::: Records shown :::

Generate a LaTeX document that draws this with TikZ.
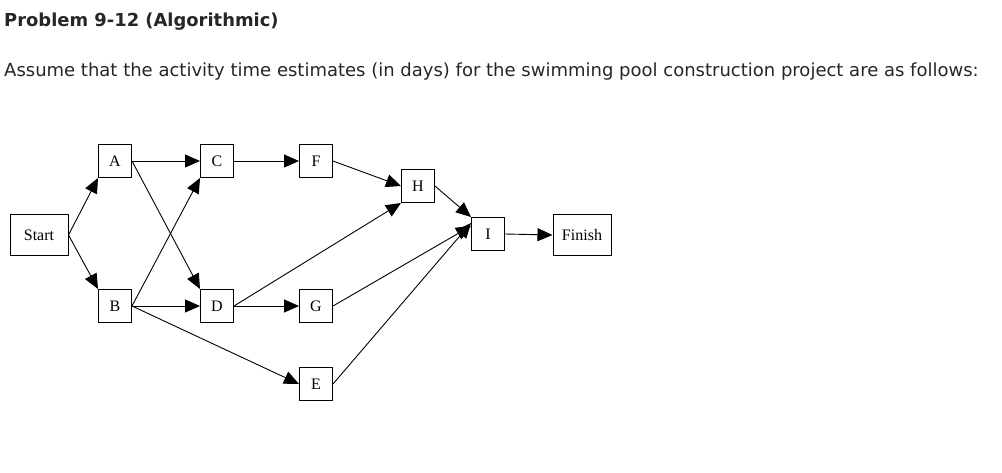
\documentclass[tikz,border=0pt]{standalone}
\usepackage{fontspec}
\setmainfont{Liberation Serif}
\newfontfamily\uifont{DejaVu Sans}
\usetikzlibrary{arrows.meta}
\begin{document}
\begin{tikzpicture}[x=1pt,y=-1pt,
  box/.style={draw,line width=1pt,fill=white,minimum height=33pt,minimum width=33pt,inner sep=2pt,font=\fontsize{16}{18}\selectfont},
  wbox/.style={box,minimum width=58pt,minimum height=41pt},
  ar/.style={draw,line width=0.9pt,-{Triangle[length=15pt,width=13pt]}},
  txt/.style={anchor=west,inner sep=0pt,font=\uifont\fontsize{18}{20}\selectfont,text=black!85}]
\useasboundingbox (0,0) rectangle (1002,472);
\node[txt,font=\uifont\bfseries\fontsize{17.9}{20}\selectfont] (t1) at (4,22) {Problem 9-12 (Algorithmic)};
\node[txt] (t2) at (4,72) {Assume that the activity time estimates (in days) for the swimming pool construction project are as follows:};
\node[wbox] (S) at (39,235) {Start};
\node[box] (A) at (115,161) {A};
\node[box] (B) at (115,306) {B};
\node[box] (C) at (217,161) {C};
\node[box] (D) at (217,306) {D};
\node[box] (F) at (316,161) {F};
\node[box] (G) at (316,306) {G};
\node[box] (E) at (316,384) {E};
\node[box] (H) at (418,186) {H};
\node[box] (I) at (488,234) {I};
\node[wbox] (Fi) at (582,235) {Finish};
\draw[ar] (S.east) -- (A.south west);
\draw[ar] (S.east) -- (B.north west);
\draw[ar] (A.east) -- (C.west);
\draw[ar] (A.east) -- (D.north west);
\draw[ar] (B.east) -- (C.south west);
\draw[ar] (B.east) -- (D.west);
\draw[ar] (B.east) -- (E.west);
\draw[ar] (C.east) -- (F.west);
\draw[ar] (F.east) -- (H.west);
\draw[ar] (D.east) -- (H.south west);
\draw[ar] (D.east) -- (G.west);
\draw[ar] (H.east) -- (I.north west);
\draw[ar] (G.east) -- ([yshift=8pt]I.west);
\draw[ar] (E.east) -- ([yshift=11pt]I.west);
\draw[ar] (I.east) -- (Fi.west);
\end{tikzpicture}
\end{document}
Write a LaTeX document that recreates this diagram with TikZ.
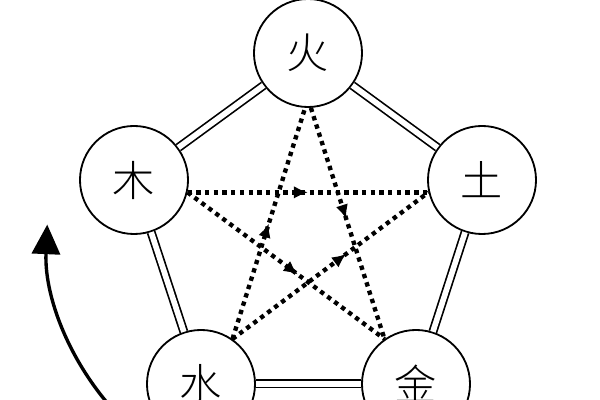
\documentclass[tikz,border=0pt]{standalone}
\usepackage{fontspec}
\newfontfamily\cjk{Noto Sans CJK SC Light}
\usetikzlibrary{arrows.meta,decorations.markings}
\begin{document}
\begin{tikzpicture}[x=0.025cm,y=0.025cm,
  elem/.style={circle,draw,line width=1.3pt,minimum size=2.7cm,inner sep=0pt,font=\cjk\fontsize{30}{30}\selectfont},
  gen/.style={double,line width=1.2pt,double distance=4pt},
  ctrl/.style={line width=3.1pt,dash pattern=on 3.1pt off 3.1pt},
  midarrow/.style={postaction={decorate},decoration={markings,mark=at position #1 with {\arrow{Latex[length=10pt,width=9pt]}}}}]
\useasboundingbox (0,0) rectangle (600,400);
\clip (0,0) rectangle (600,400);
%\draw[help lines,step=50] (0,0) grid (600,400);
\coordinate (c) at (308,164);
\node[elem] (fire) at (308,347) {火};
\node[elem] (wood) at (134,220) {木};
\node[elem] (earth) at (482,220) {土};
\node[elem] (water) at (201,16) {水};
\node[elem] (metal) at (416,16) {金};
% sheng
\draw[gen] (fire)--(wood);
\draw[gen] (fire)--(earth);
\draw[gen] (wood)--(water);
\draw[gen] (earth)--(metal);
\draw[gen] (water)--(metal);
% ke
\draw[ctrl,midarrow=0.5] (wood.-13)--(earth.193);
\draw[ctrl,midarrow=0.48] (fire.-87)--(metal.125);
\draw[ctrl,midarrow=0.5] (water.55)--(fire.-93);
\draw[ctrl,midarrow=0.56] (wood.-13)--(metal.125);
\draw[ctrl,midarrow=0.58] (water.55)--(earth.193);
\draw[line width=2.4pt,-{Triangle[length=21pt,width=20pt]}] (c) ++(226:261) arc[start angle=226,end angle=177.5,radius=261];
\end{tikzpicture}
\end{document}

:::

Written instruction — Pictures excluded, quote all the data above exactly.

Solution to this problem —
Generate a LaTeX document that draws this with TikZ.
\documentclass[tikz,border=0pt]{standalone}
\usepackage{fontspec}
\setmainfont{Liberation Serif}
\newfontfamily\uifont{DejaVu Sans}
\usetikzlibrary{arrows.meta}
\begin{document}
\begin{tikzpicture}[x=1pt,y=-1pt,
  box/.style={draw,line width=1pt,fill=white,minimum height=33pt,minimum width=33pt,inner sep=2pt,font=\fontsize{16}{18}\selectfont},
  wbox/.style={box,minimum width=58pt,minimum height=41pt},
  ar/.style={draw,line width=0.9pt,-{Triangle[length=15pt,width=13pt]}},
  txt/.style={anchor=west,inner sep=0pt,font=\uifont\fontsize{18}{20}\selectfont,text=black!85}]
\useasboundingbox (0,0) rectangle (1002,472);
\node[txt,font=\uifont\bfseries\fontsize{17.9}{20}\selectfont] (t1) at (4,22) {Problem 9-12 (Algorithmic)};
\node[txt] (t2) at (4,72) {Assume that the activity time estimates (in days) for the swimming pool construction project are as follows:};
\node[wbox] (S) at (39,235) {Start};
\node[box] (A) at (115,161) {A};
\node[box] (B) at (115,306) {B};
\node[box] (C) at (217,161) {C};
\node[box] (D) at (217,306) {D};
\node[box] (F) at (316,161) {F};
\node[box] (G) at (316,306) {G};
\node[box] (E) at (316,384) {E};
\node[box] (H) at (418,186) {H};
\node[box] (I) at (488,234) {I};
\node[wbox] (Fi) at (582,235) {Finish};
\draw[ar] (S.east) -- (A.south west);
\draw[ar] (S.east) -- (B.north west);
\draw[ar] (A.east) -- (C.west);
\draw[ar] (A.east) -- (D.north west);
\draw[ar] (B.east) -- (C.south west);
\draw[ar] (B.east) -- (D.west);
\draw[ar] (B.east) -- (E.west);
\draw[ar] (C.east) -- (F.west);
\draw[ar] (F.east) -- (H.west);
\draw[ar] (D.east) -- (H.south west);
\draw[ar] (D.east) -- (G.west);
\draw[ar] (H.east) -- (I.north west);
\draw[ar] (G.east) -- ([yshift=8pt]I.west);
\draw[ar] (E.east) -- ([yshift=11pt]I.west);
\draw[ar] (I.east) -- (Fi.west);
\end{tikzpicture}
\end{document}
Write a LaTeX document that recreates this diagram with TikZ.
\documentclass[tikz,border=0pt]{standalone}
\usepackage{fontspec}
\newfontfamily\cjk{Noto Sans CJK SC Light}
\usetikzlibrary{arrows.meta,decorations.markings}
\begin{document}
\begin{tikzpicture}[x=0.025cm,y=0.025cm,
  elem/.style={circle,draw,line width=1.3pt,minimum size=2.7cm,inner sep=0pt,font=\cjk\fontsize{30}{30}\selectfont},
  gen/.style={double,line width=1.2pt,double distance=4pt},
  ctrl/.style={line width=3.1pt,dash pattern=on 3.1pt off 3.1pt},
  midarrow/.style={postaction={decorate},decoration={markings,mark=at position #1 with {\arrow{Latex[length=10pt,width=9pt]}}}}]
\useasboundingbox (0,0) rectangle (600,400);
\clip (0,0) rectangle (600,400);
%\draw[help lines,step=50] (0,0) grid (600,400);
\coordinate (c) at (308,164);
\node[elem] (fire) at (308,347) {火};
\node[elem] (wood) at (134,220) {木};
\node[elem] (earth) at (482,220) {土};
\node[elem] (water) at (201,16) {水};
\node[elem] (metal) at (416,16) {金};
% sheng
\draw[gen] (fire)--(wood);
\draw[gen] (fire)--(earth);
\draw[gen] (wood)--(water);
\draw[gen] (earth)--(metal);
\draw[gen] (water)--(metal);
% ke
\draw[ctrl,midarrow=0.5] (wood.-13)--(earth.193);
\draw[ctrl,midarrow=0.48] (fire.-87)--(metal.125);
\draw[ctrl,midarrow=0.5] (water.55)--(fire.-93);
\draw[ctrl,midarrow=0.56] (wood.-13)--(metal.125);
\draw[ctrl,midarrow=0.58] (water.55)--(earth.193);
\draw[line width=2.4pt,-{Triangle[length=21pt,width=20pt]}] (c) ++(226:261) arc[start angle=226,end angle=177.5,radius=261];
\end{tikzpicture}
\end{document}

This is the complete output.